Газеты писали о предстоящем воздушном перелете из Москвы в Пекин и Токио. Лариса Рейснер должна была лететь в Тегеран. Под одним из ее фотоснимков подпись: «Лариса Рейснер правит очерк о полете над Россией».
Кроме поездки в Китай намечалась поездка с делегацией X. Раковского в Париж «на франко-советские переговоры». Задумана была историческая трилогия об Урале, все не хватало времени написать о Леониде Андрееве. Еще один замысел – дать масштабные картины истории освободительной борьбы пролетариата.
В 1925 году вышли «Афганистан» (М.-Л.: Госиздат), «Азиатские повести» (М.: Огонек), «Гамбург на баррикадах» (М.:
«Я устала»
Со смертью Рейснер современная литература уронила один из своих самых солнечных самоцветов.
«Сколько раз, бывало, в горах, в ущельях, там, где в жарком июле не тают снега, говоришь ей: „Зачем вы глотаете снег? Зачем пьете из лужицы?“ Сколько раз врачи миссии убеждали ее не купаться в ледяной воде горных рек, не вызывать припадки малярии. Она как бы в недоумении высоко поднимала плечи и только смеялась», – вспоминал Л. Никулин.
«Пустая и злая случайность, глоток сырого молока, отравленного тифозными бактериями, прервал на середине эту удивительно задуманную и блестяще выполненную жизнь», – писала В. Инбер.
Сестра Михаила Андреевича Рейснера Екатерина Андреевна рассказывала, что на молоке был сделан крем для пирожных. Поскольку Михаил Андреевич не ел пирожных, он единственный из домашних не заболел.
Из газеты «Вечерняя Москва» (4 февраля, 1926): «Известная писательница Лариса Рейснер опасно заболела брюшным тифом. Больная помещена в кремлевскую больницу. В течение нескольких дней она находится в бессознательном состоянии. В настоящее время положение ее признается критическим. Одновременно с нею заболели также тифом и помещены в ту же кремлевскую больницу мать Л. Рейснер, брат ее и домашняя работница. Эпидемическое заболевание тифом в одной семье – представляется последнее время исключительным».
Тиф был распространен. От брюшного тифа в 1920 году умер Джон Рид, в 1828-м – Франц Шуберт. В одной из газет сообщалось, что Лариса Рейснер болела около пяти недель. Значит, заболела сразу после выхода 5 января в «Известиях» двух своих очерков о декабристах. Карлу Бернгардовичу обещала, что будет бороться с болезнью всем напряжением сил, но болезнь сопровождалась тяжелыми осложнениями.

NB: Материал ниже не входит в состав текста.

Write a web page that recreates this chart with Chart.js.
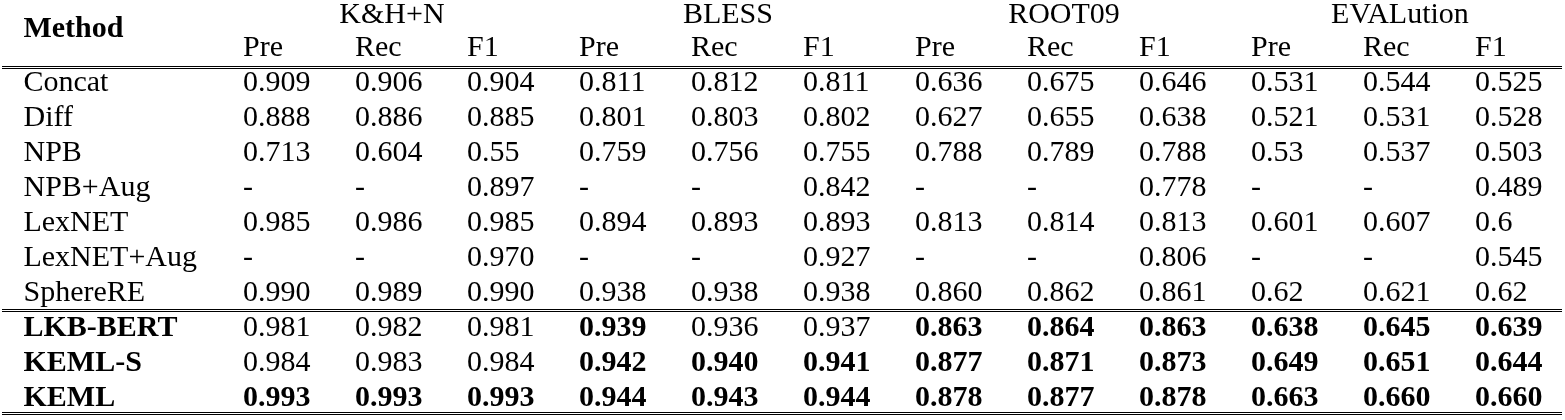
<!DOCTYPE html>
<html>
<head>
<meta charset="utf-8">
<script src="https://cdn.jsdelivr.net/npm/chart.js@4"></script>
<style>
  html, body { margin: 0; padding: 0; background: #fff; }
  #wrap { width: 1565px; height: 420px; }
  .pre { font-family: "Liberation Serif"; position: absolute; left: -999px; }
</style>
</head>
<body>
<span class="pre">0.9 <b>0.9</b></span>
<div id="wrap"><canvas id="table"></canvas></div>
<script>
// Table contents
const methods = ["Concat", "Diff", "NPB", "NPB+Aug", "LexNET", "LexNET+Aug", "SphereRE", "LKB-BERT", "KEML-S", "KEML"];
const groups = ["K&H+N", "BLESS", "ROOT09", "EVALution"];
const metrics = ["Pre", "Rec", "F1"];

const khn = [
  ["0.909", "0.906", "0.904"], ["0.888", "0.886", "0.885"], ["0.713", "0.604", "0.55"],
  ["-", "-", "0.897"], ["0.985", "0.986", "0.985"], ["-", "-", "0.970"],
  ["0.990", "0.989", "0.990"], ["0.981", "0.982", "0.981"], ["0.984", "0.983", "0.984"],
  ["0.993", "0.993", "0.993"],
];
const bless = [
  ["0.811", "0.812", "0.811"], ["0.801", "0.803", "0.802"], ["0.759", "0.756", "0.755"],
  ["-", "-", "0.842"], ["0.894", "0.893", "0.893"], ["-", "-", "0.927"],
  ["0.938", "0.938", "0.938"], ["0.939", "0.936", "0.937"], ["0.942", "0.940", "0.941"],
  ["0.944", "0.943", "0.944"],
];
const root09 = [
  ["0.636", "0.675", "0.646"], ["0.627", "0.655", "0.638"], ["0.788", "0.789", "0.788"],
  ["-", "-", "0.778"], ["0.813", "0.814", "0.813"], ["-", "-", "0.806"],
  ["0.860", "0.862", "0.861"], ["0.863", "0.864", "0.863"], ["0.877", "0.871", "0.873"],
  ["0.878", "0.877", "0.878"],
];
const evalution = [
  ["0.531", "0.544", "0.525"], ["0.521", "0.531", "0.528"], ["0.53", "0.537", "0.503"],
  ["-", "-", "0.489"], ["0.601", "0.607", "0.6"], ["-", "-", "0.545"],
  ["0.62", "0.621", "0.62"], ["0.638", "0.645", "0.639"], ["0.649", "0.651", "0.644"],
  ["0.663", "0.660", "0.660"],
];
// bold flags per row (12 value columns)
const boldCells = [
  null, null, null, null, null, null, null,
  [0,0,0, 1,0,0, 1,1,1, 1,1,1],
  [0,0,0, 1,1,1, 1,1,1, 1,1,1],
  [1,1,1, 1,1,1, 1,1,1, 1,1,1],
];
const boldMethods = [0, 0, 0, 0, 0, 0, 0, 1, 1, 1];

const tables = [khn, bless, root09, evalution];
const METHOD_COL = -1.96;
const rules = [-0.43, 6.51, 9.46];
const FONT = "\"Liberation Serif\", \"DejaVu Serif\", serif";

// build cells
const cells = [];
cells.push({ x: METHOD_COL, y: -1.55, text: "Method", bold: true });
groups.forEach((g, gi) => {
  cells.push({ x: gi * 3 + 1.33, y: -1.95, text: g, bold: false, center: true });
  metrics.forEach((m, mi) => cells.push({ x: gi * 3 + mi, y: -1, text: m, bold: false }));
});
methods.forEach((name, r) => {
  cells.push({ x: METHOD_COL, y: r, text: name, bold: !!boldMethods[r] });
  tables.forEach((t, gi) => {
    t[r].forEach((v, mi) => {
      const c = gi * 3 + mi;
      cells.push({ x: c, y: r, text: v, bold: !!(boldCells[r] && boldCells[r][c]) });
    });
  });
});

const tablePlugin = {
  id: "tableText",
  afterDatasetsDraw(chart) {
    const ctx = chart.ctx;
    const ys = chart.scales.y;
    const meta = chart.getDatasetMeta(0);
    ctx.save();
    ctx.fillStyle = "#000";
    ctx.textBaseline = "middle";
    meta.data.forEach((pt, i) => {
      const c = cells[i];
      ctx.font = (c.bold ? "bold " : "normal ") + "30px " + FONT;
      ctx.textAlign = c.center ? "center" : "left";
      ctx.fillText(c.text, pt.x, pt.y + 1);
    });
    ctx.strokeStyle = "#000";
    ctx.lineWidth = 1;
    rules.forEach(r => {
      const y = Math.round(ys.getPixelForValue(r));
      [y - 1, y + 1].forEach(yy => {
        ctx.beginPath();
        ctx.moveTo(2, yy + 0.5);
        ctx.lineTo(1562, yy + 0.5);
        ctx.stroke();
      });
    });
    ctx.restore();
  },
};

const chart = new Chart(document.getElementById("table"), {
  type: "scatter",
  plugins: [tablePlugin],
  data: {
    datasets: [{
      data: cells.map(c => ({ x: c.x, y: c.y })),
      pointRadius: 0,
      pointHoverRadius: 0,
    }],
  },
  options: {
    responsive: true,
    maintainAspectRatio: false,
    animation: false,
    layout: { padding: 0 },
    plugins: { legend: { display: false }, tooltip: { enabled: false } },
    scales: {
      x: { type: "linear", display: false, min: -243 / 112, max: (1565 - 243) / 112 },
      y: { type: "linear", display: false, reverse: true, min: -82 / 35, max: (420 - 82) / 35 },
    },
  },
});

// redraw once the serif face is ready
Promise.all([
  document.fonts.load("30px \"Liberation Serif\""),
  document.fonts.load("bold 30px \"Liberation Serif\""),
]).then(() => chart.update());
</script>
</body>
</html>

Первой сообщила о смерти Ларисы Рейснер 9 февраля 1926 года «Вечерняя Москва»:
«Сегодня в 7 утра скончалась от брюшного тифа писательница Лариса Михайловна Рейснер… В течение последних дней т. Рейснер находилась в бессознательном состоянии и никого не узнавала. Только три дня тому назад она на некоторое время пришла в сознание и сказала окружающим: „Только теперь я понимаю, какая грозит мне опасность“. Несмотря на все принятые меры, сердечная деятельность больной непрерывно падала. Тов. Рейснер умерла, не приходя в сознание. В момент смерти около больной находились врачи и ее отец, проф. Рейснер. Лечили т. Рейснер д-ра Канель, Левин, Файнберг, проф. Нечаев, Елистратов и др.
Сейчас в Кремлевской больнице находятся мать и брат покойной, тоже больны брюшным тифом. Состояние их здоровья – удовлетворительное. Тело Л. Рейснер будет сегодня перенесено в Дом Печати. У гроба будет поставлен почетный караул литераторов и поэтов».
Гроб в Дом печати несли на руках «тт. Радек, Волин, Пильняк, Бабель, Вс. Иванов и др. За гробом шли друзья покойной» (Вечерняя Москва. 1926. 10 февраля).
«Гроб вносится в Белый зал. Открывается крышка. Восковое, исхудалое, постаревшее лицо. Говорят шепотом. Плачет какая-то старушка, живущая в квартире Рейснер. Сегодня с 10 ч. утра до 12 ч. ночи вход в Дом Печати открыт для всех желающих проститься с покойной».